First of all, the common definition of a recession is two consecutive quarters of declining GDP. Yet in terms of your portfolio, it might not matter whether we are "officially" in a recession or not. The reason is, unlike GDP, the stock market is forward-looking. To be forward-looking means that investors begin to price-down stocks before the economy sinks into a recession, and conversely, begin to price-up stocks well before the economy recovers and a recession is declared to be over.

On a YTD basis, we have already experienced a significant drop in stock prices, and this was before an official "Recession 2022" label has been applied. Likewise, we should also expect stock prices to rise when investors anticipate better times ahead, before we actually get there. 

If and when a recession is declared, that doesn't mean that your portfolio will be further doomed. Considering data covering the past 15 US recessions, investors tend to be rewarded for sticking with equities. In 11 of these past 15 instances, returns on stocks were positive two years after a recession began, averaging 7.8% per year over the next two years.

Most recently in 2020, we experienced the shortest recession in the past 100 years! In early 2020, the US stock market tumbled more than 20% (which is the definition of a 'bear market') as investors dealt with grave uncertainties at the onset of the global pandemic. However, investors who stuck with stocks experienced a sharp and unexpected rebound, beginning in April of 2020. This upturn occurred  even as the COVID 19 death toll was rising, as mask, work-from-home and school-from-home mandates were initiated, and as college and professional sports seasons were cancelled.

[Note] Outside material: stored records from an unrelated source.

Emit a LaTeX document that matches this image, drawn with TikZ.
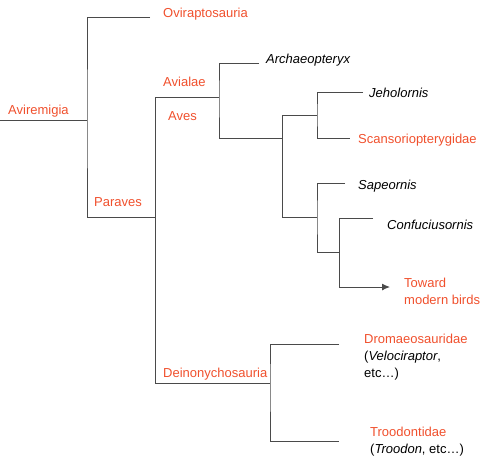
\documentclass[tikz,border=0pt]{standalone}
\usepackage{fontspec}
\setmainfont{Liberation Sans}
\usetikzlibrary{arrows.meta}
\definecolor{clade}{HTML}{F0502D}
\definecolor{branch}{HTML}{4A4A4A}
\tikzset{
  lbl/.style={anchor=base west, inner sep=0pt, font=\fontsize{13}{17}\selectfont, align=left},
  red/.style={lbl, text=clade},
  blk/.style={lbl, text=black},
  br/.style={draw=branch, line width=1pt},
}
\begin{document}
\begin{tikzpicture}[x=1pt,y=-1pt]
\useasboundingbox (0,0) rectangle (500,459);
% branch points
\coordinate (r0) at (0,120);
\coordinate (avi) at (87,120);
\coordinate (oviE) at (150,17);
\coordinate (parE) at (155,217);
\coordinate (avlS) at (155,97);
\coordinate (avl) at (219,97);
\coordinate (dnyS) at (155,383);
\coordinate (dny) at (270,383);
\coordinate (archE) at (259,63);
\coordinate (n2) at (282,138);
\coordinate (n3S) at (282,115);
\coordinate (n3) at (317,115);
\coordinate (jehE) at (363,92);
\coordinate (scaE) at (350,138);
\coordinate (n4S) at (282,217);
\coordinate (n4) at (317,217);
\coordinate (sapE) at (345,183);
\coordinate (n5S) at (317,252);
\coordinate (n5) at (339,252);
\coordinate (conE) at (373,218);
\coordinate (modE) at (390,287);
\coordinate (droE) at (339,344);
\coordinate (troE) at (339,441);
% labels
\node[red] (laviremigia) at (8,114) {Aviremigia};
\node[red] (lovi) at (163,17) {Oviraptosauria};
\node[red] (lavialae) at (163,86) {Avialae};
\node[red] (laves) at (168,120) {Aves};
\node[red] (lparaves) at (94,206) {Paraves};
\node[blk] (larch) at (266,63) {\itshape Archaeopteryx};
\node[blk] (ljeh) at (369,97) {\itshape Jeholornis};
\node[red] (lsca) at (358,143) {Scansoriopterygidae};
\node[blk] (lsap) at (358,189) {\itshape Sapeornis};
\node[blk] (lcon) at (387,229) {\itshape Confuciusornis};
\node[red] (lmod) at (404,304) {Toward\\modern birds};
\node[red] (ldny) at (163,377) {Deinonychosauria};
\node[lbl] (ldro) at (364,377) {\textcolor{clade}{Dromaeosauridae}\\(\textit{Velociraptor},\\etc\dots)};
\node[lbl] (ltro) at (370,453) {\textcolor{clade}{Troodontidae}\\(\textit{Troodon}, etc\dots)};
% branches
\draw[br] (r0) -- (avi);
\draw[br] (oviE) -| (avi) |- (parE);
\draw[br] (avlS) -- (avl);
\draw[br] (avlS) |- (dny);
\draw[br] (archE) -| (avl) |- (n2);
\draw[br] (n3S) -- (n3);
\draw[br] (n3S) |- (n4);
\draw[br] (jehE) -| (n3) |- (scaE);
\draw[br] (sapE) -| (n4) |- (n5);
\draw[br] (conE) -| (n5);
\draw[br, -{Latex[length=8pt,width=7pt]}] (n5) |- (modE);
\draw[br] (droE) -| (dny) |- (troE);
\end{tikzpicture}
\end{document}
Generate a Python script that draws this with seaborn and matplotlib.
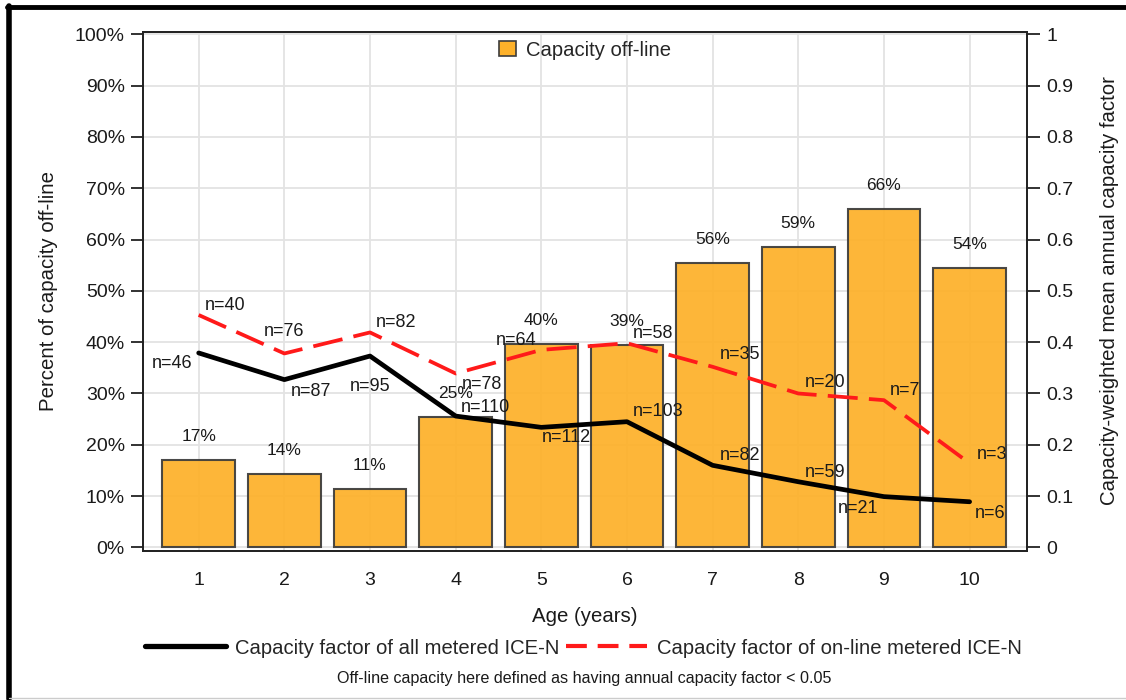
import numpy as np
import pandas as pd
import matplotlib
matplotlib.use("Agg")
import matplotlib.pyplot as plt
import seaborn as sns
from matplotlib.lines import Line2D
from matplotlib.patches import Patch

# ---------------- data ----------------
ages = [1, 2, 3, 4, 5, 6, 7, 8, 9, 10]
pct_offline = [17.0, 14.3, 11.3, 25.4, 39.6, 39.4, 55.5, 58.6, 65.9, 54.4]
pct_labels = ["17%", "14%", "11%", "25%", "40%", "39%", "56%", "59%", "66%", "54%"]
cf_all = [0.379, 0.327, 0.373, 0.256, 0.234, 0.245, 0.160, 0.128, 0.099, 0.089]
cf_online = [0.453, 0.378, 0.419, 0.339, 0.385, 0.398, 0.352, 0.300, 0.287, 0.164]
n_all = [46, 87, 95, 110, 112, 103, 82, 59, 21, 6]
n_online = [40, 76, 82, 78, 64, 58, 35, 20, 7, 3]

# label placement (pixel offsets from each point)
off_all = [(-27, -11), (27, -12), (0, -30), (30, 9), (25, -10), (31, 10),
           (27, 10), (27, 9), (-26, -12), (21, -12)]
off_online = [(26, 9), (0, 22), (26, 10), (26, -11), (-25, 9), (26, 10),
              (27, 12), (27, 11), (21, 10), (22, 9)]

df = pd.DataFrame({"age": ages, "pct": pct_offline})
dl = pd.DataFrame({"age": ages, "all": cf_all, "online": cf_online})

# ---------------- style ----------------
sns.set_theme(style="white")
plt.rcParams["font.family"] = ["Liberation Sans", "DejaVu Sans"]

BAR = "#FDB12A"
TXT = "#1a1a1a"
fig = plt.figure(figsize=(11.26, 7.0), dpi=100)
ax = fig.add_axes([143 / 1126, 1 - 550.5 / 700, (1027 - 143) / 1126, (550.5 - 31.5) / 700])

sns.barplot(data=df, x="age", y="pct", native_scale=True, width=0.85,
            color=BAR, alpha=0.93, edgecolor="#3c3c3c", linewidth=1.5,
            saturation=1, ax=ax, zorder=2)

ax.set_xlim(0.35, 10.67)
ax.set_ylim(-0.6, 100.55)
ax.set_yticks(np.arange(0, 101, 10))
ax.set_yticklabels([f"{v}%" for v in range(0, 101, 10)])
ax.set_xticks(ages)
ax.set_xticklabels([str(a) for a in ages])
ax.grid(True, color="#e3e3e3", linewidth=1.3, zorder=0)
ax.set_axisbelow(True)
for s in ax.spines.values():
    s.set_color("#222222")
    s.set_linewidth(1.3)
ax.tick_params(axis="both", which="both", direction="out", length=9, width=1.3,
               color="#222222", labelsize=14, labelcolor=TXT, pad=4)
ax.tick_params(axis="x", pad=6.5)
ax.set_xlabel("Age (years)", fontsize=14.7, color=TXT, labelpad=13)
ax.set_ylabel("Percent of capacity off-line", fontsize=14.7, color=TXT, labelpad=12)

for a, v, lab in zip(ages, pct_offline, pct_labels):
    ax.annotate(lab, (a, v), xytext=(0, 23.5), textcoords="offset pixels",
                ha="center", va="center", fontsize=12.5, color=TXT, zorder=5)

# ---------------- right axis lines ----------------
ax2 = ax.twinx()
sns.lineplot(data=dl, x="age", y="all", color="black", linewidth=3.4, ax=ax2, zorder=4)
sns.lineplot(data=dl, x="age", y="online", color="#ff1a1a", linewidth=2.7, ax=ax2, zorder=4)
ax2.lines[1].set_dashes([8, 3])
ax2.set_ylim(-0.006, 1.0055)
ax2.set_yticks(np.arange(0, 1.01, 0.1))
ax2.set_yticklabels(["0", "0.1", "0.2", "0.3", "0.4", "0.5", "0.6", "0.7", "0.8", "0.9", "1"])
ax2.set_xlim(0.35, 10.67)
ax2.grid(False)
for s in ax2.spines.values():
    s.set_color("#222222")
    s.set_linewidth(1.3)
ax2.tick_params(axis="y", direction="out", length=9, width=1.3, color="#222222",
                labelsize=14, labelcolor=TXT, pad=5)
ax2.set_ylabel("Capacity-weighted mean annual capacity factor", fontsize=14.7,
               color=TXT, labelpad=19)
ax2.set_xlabel("")

for a, v, n, o in zip(ages, cf_all, n_all, off_all):
    ax2.annotate(f"n={n}", (a, v), xytext=o, textcoords="offset pixels",
                 ha="center", va="center", fontsize=13, color=TXT, zorder=6)
for a, v, n, o in zip(ages, cf_online, n_online, off_online):
    ax2.annotate(f"n={n}", (a, v), xytext=o, textcoords="offset pixels",
                 ha="center", va="center", fontsize=13, color=TXT, zorder=6)

# ---------------- legends ----------------
bar_handle = Patch(facecolor=BAR, edgecolor="#3c3c3c", linewidth=1.2)
ax2.legend([bar_handle], ["Capacity off-line"], loc="center",
           bbox_to_anchor=(0.5, 1 - (50 - 31.5) / 519), frameon=False, fontsize=14.6,
           handlelength=0.8, handleheight=0.8, handletextpad=0.5, borderpad=0)

line_handles = [Line2D([], [], color="black", linewidth=3.8),
                Line2D([], [], color="#ff1a1a", linewidth=3.0, dashes=[5, 2.6])]
fig.legend(line_handles, ["Capacity factor of all metered ICE-N",
                          "Capacity factor of on-line metered ICE-N"],
           loc="center", bbox_to_anchor=(583 / 1126, 1 - 648 / 700), ncol=2,
           frameon=False, fontsize=14.6, handlelength=4.0, handletextpad=0.45,
           columnspacing=0.35, borderpad=0)

fig.text(584 / 1126, 1 - 678 / 700,
         "Off-line capacity here defined as having annual capacity factor < 0.05",
         ha="center", va="center", fontsize=11.6, color=TXT)

# outer frame (left & top visible, bottom thin)
fig.add_artist(Line2D([9 / 1126, 9 / 1126], [1 - 6 / 700, 1 - 699 / 700],
                      transform=fig.transFigure, color="black", linewidth=4))
fig.add_artist(Line2D([7 / 1126, 1.0], [1 - 6.5 / 700, 1 - 6.5 / 700],
                      transform=fig.transFigure, color="black", linewidth=3.5))
fig.add_artist(Line2D([9 / 1126, 1.0], [1 - 698 / 700, 1 - 698 / 700],
                      transform=fig.transFigure, color="#cccccc", linewidth=1))

fig.savefig("out.png", dpi=100)
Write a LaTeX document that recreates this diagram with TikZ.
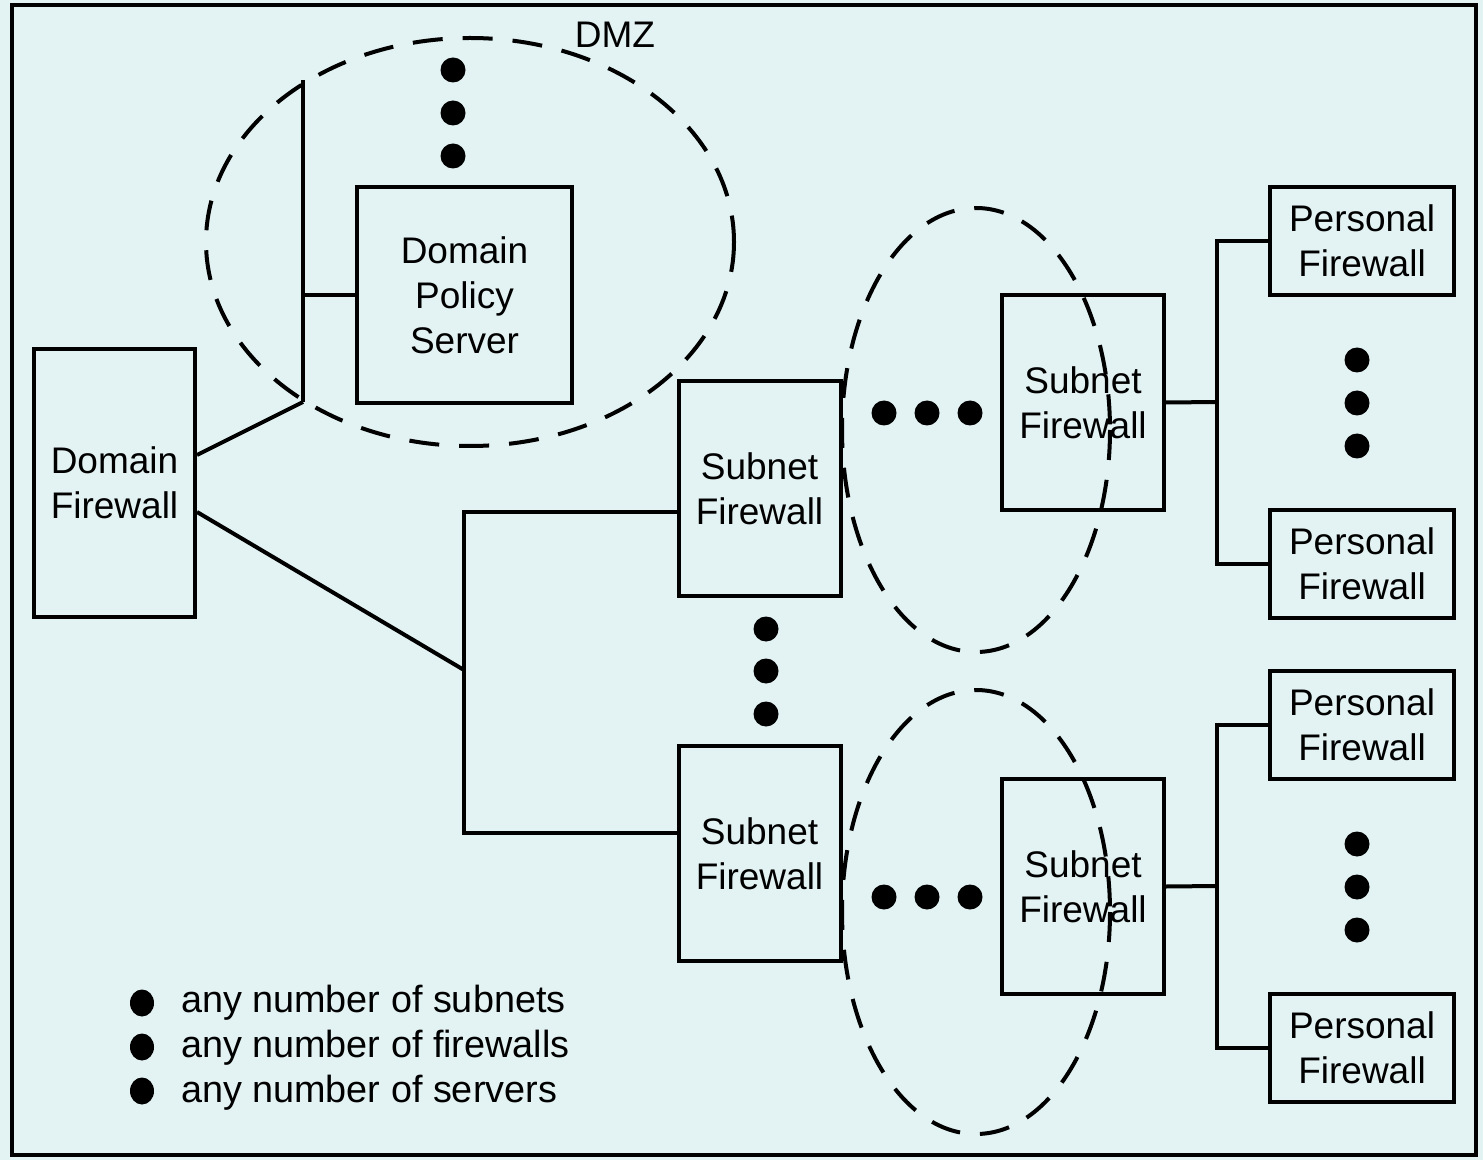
\documentclass[tikz,border=0pt]{standalone}
\usepackage{fontspec}
\setmainfont{Liberation Sans}
\definecolor{bgcolor}{RGB}{227,242,243}
\tikzset{
  fwbox/.style={draw,inner sep=0pt,align=center},
  dfbox/.style={fwbox,minimum width=80.5pt,minimum height=134pt},
  dpsbox/.style={fwbox,minimum width=107.5pt,minimum height=108pt},
  sfbox/.style={fwbox,minimum width=81pt,minimum height=107.5pt},
  pfbox/.style={fwbox,minimum width=92pt,minimum height=54pt},
  zone/.style={dash pattern=on 15pt off 10pt},
  legtext/.style={anchor=west,inner sep=0pt,font=\fontsize{18.9}{22.5}\selectfont},
}

\begin{document}
\begin{tikzpicture}[x=0.5pt,y=-0.5pt,line width=2pt,
    font=\fontsize{18.5}{22.5}\selectfont]
  \useasboundingbox (0,0) rectangle (1483,1160);
  \fill[bgcolor] (0,0) rectangle (1483,1160);
  \draw (12,5) rectangle (1476,1155);
  \node[dfbox] (df) at (114.5,483) {Domain\\Firewall};
  \node[dpsbox] (dps) at (464.5,295) {Domain\\Policy\\Server};
  \node[sfbox] (sf1) at (759.5,488.5) {Subnet\\Firewall};
  \node[sfbox] (sf2) at (759.5,853.5) {Subnet\\Firewall};
  \node[sfbox] (sf3) at (1083,402.5) {Subnet\\Firewall};
  \node[sfbox] (sf4) at (1083,886.5) {Subnet\\Firewall};
  \foreach \n/\y in {pf1/241,pf2/564,pf3/725,pf4/1048} { \node[pfbox] (\n) at (1362,\y) {Personal\\Firewall}; }
  \node (dmz) at (615,35) {DMZ};
  \coordinate (bustop) at (303,80);
  \coordinate (busbot) at (303,402);
  \coordinate (lanjoin) at (464,670);
  \coordinate (br1) at (1217,402);
  \coordinate (br2) at (1217,886);
  \draw (bustop) -- (busbot);
  \draw ([yshift=14pt]df.east) -- (busbot);
  \draw (dps.west) -- (dps.west -| bustop);
  \draw ([yshift=-14.5pt]df.east) -- (lanjoin);
  \draw ([yshift=-11.5pt]sf1.west) -| (lanjoin) |- ([yshift=10.5pt]sf2.west);
  \draw (sf3.east) -- (br1);
  \draw (pf1.west) -| (br1) |- (pf2.west);
  \draw (sf4.east) -- (br2);
  \draw (pf3.west) -| (br2) |- (pf4.west);
  \draw[zone] (470,242) ellipse [x radius=264,y radius=204];
  \draw[zone] (976,430) ellipse [x radius=134,y radius=222];
  \draw[zone] (976,912) ellipse [x radius=134,y radius=222];
  \foreach \y in {70,113,156} { \fill (453,\y) circle (12.5); }
  \foreach \y in {629,671,714} { \fill (766,\y) circle (12.5); }
  \foreach \x in {884,927,970} { \fill (\x,413) circle (12.5); \fill (\x,897) circle (12.5); }
  \foreach \y in {360,403,446,844,887,930} { \fill (1357,\y) circle (12.5); }
  \foreach \y in {1003,1047,1091} { \fill (142,\y) ellipse [x radius=12,y radius=13.5]; }
  \node[legtext] (leg1) at (179,1003) {any number of subnets};
  \node[legtext] (leg2) at (179,1048) {any number of firewalls};
  \node[legtext] (leg3) at (179,1093) {any number of servers};
\end{tikzpicture}
\end{document}
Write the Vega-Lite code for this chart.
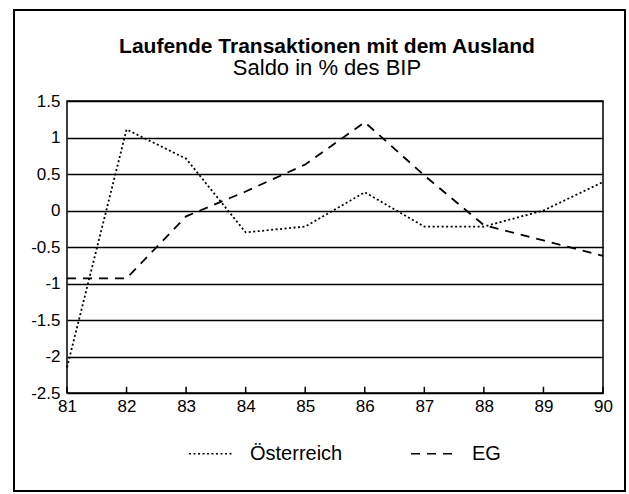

So while many were negatively impacted on an emotional level during the lockdown stretch, our stock portfolios were being positively impacted. Stocks, as measured by the Fama/French Total US Market Research Index, rebounded from an awful first quarter, to gain 24.1% for the full 2020 year (see Market Returns Through a History of Recessions). This is an important reminder that intra-year declines don’t necessarily translate into calendar year declines. 

Speaking of bear markets, from 1926-2021, the S&P 500 Index has experienced 17 of them! The average length of these bears was 10 months. While 17 bear markets sounds daunting, the S&P 500 Index still returned an annualized 10.46% from 1926-2021. That means $1 invested in the S&P 500 Index on 1/1/1926 would have grown to over $14,000 by the end of 2021.

Finally, from a historical perspective, US equity returns following sharp downturns, have on average, been quite positive. Check out the "Bouncing Back" chart below, which illustrates from 1926, US equities have delivered positive returns on average, over 1-, 3-, and 5-year periods after market declines. 

Sticking with your plan, or as we like to say, "building a portfolio you can live with, and then living with it", helps put you in the best position to participate in a recovery. While we can’t control things like Inflation or what the Fed does, we can control our behavior. As we have seen time and time again, reacting to a downturn is usually hazardous to your wealth, while building a portfolio that you can live with and then living with it, even through a downturn, has been beneficial to your wealth.